The International Monetary Fund is seeking to rally Group of 20 nations around a new effort to help poor countries reduce debt burdens, avoid defaults and stabilize their economies.
While the plan is at an early stage, it could encompass re-profiling of existing loans, debt swaps, and credit guarantees that would help lower costs, Ceyla Pazarbasioglu — head of the fund’s powerful Strategy, Policy and Review Department — told reporters at a briefing in Washington on Wednesday.
The broad idea is to provide countries “a menu of options and we can decide jointly with them what suits them,” she said. “One size doesn’t fit all.”
The IMF push comes as several emerging and developing countries, particularly in Africa and South Asia, continue to struggle with debt piles built up before the pandemic and exacerbated in the last couple of years by steeper borrowing costs.
The existing G-20 mechanism known as the Common Framework aims to deal with the aftermath of defaults, rather than ward them off. It’s been hobbled by disagreements among creditors including China — a major lender to emerging-market economies in the pre-pandemic years — as well as private bondholders.
Debt held by 30 emerging economies tracked by the International Institute of Finance totaled $28.4 trillion in the first quarter of this year, up from about $11 trillion in the same period of 2014. Some estimates put the annual service costs for poor countries at more than $400 billion.
That debt burden is siphoning off much-needed funds from investment and public services, according to the IMF and its sister institution, the World Bank.
Beyond countries that have already defaulted in recent years, such as Zambia, Ghana or Sri Lanka, there are others struggling with high debt-servicing costs and sluggish growth, partly due to Covid-related economic scarring.

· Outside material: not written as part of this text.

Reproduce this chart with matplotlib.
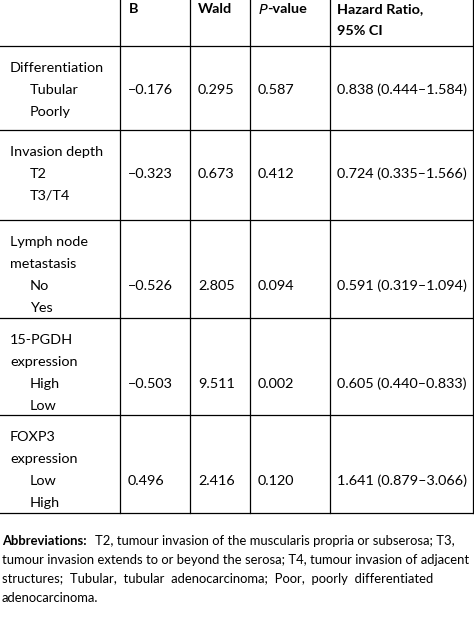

“This is the key problem right now,” Pazarbasioglu said. The issue “is going to be discussed a lot” when G-20 finance ministers and central bank governors gather next week in Brazil, where the host country has put a strong focus on inequality.
Getting the G-20 on board would mean achieving a rare agreement between the US and China, the most important players in global debt talks but rivals when it comes to security and trade. The two countries have already discussed the new ideas with the goal of getting a proposal ready for G-20 leaders to approve when they meet in November.
The new initiative would be a “third pillar” to help countries get on track, Pazarbasioglu said, alongside raising domestic revenues and increased support from multilateral lenders such as the World Bank and African Development Bank. She added this “holistic” approach would work for countries such as Kenya, which has been rattled by deadly protests against tax increases.
A key outcome of the new effort would be to help countries avoid defaults that can lead to lengthy and complicated restructurings — one reason why the Common Framework has been criticized. Pazarbasioglu ackowledged the problem, but defended the program.
“The Common Framework has been slow, but it’s progressing,” she said.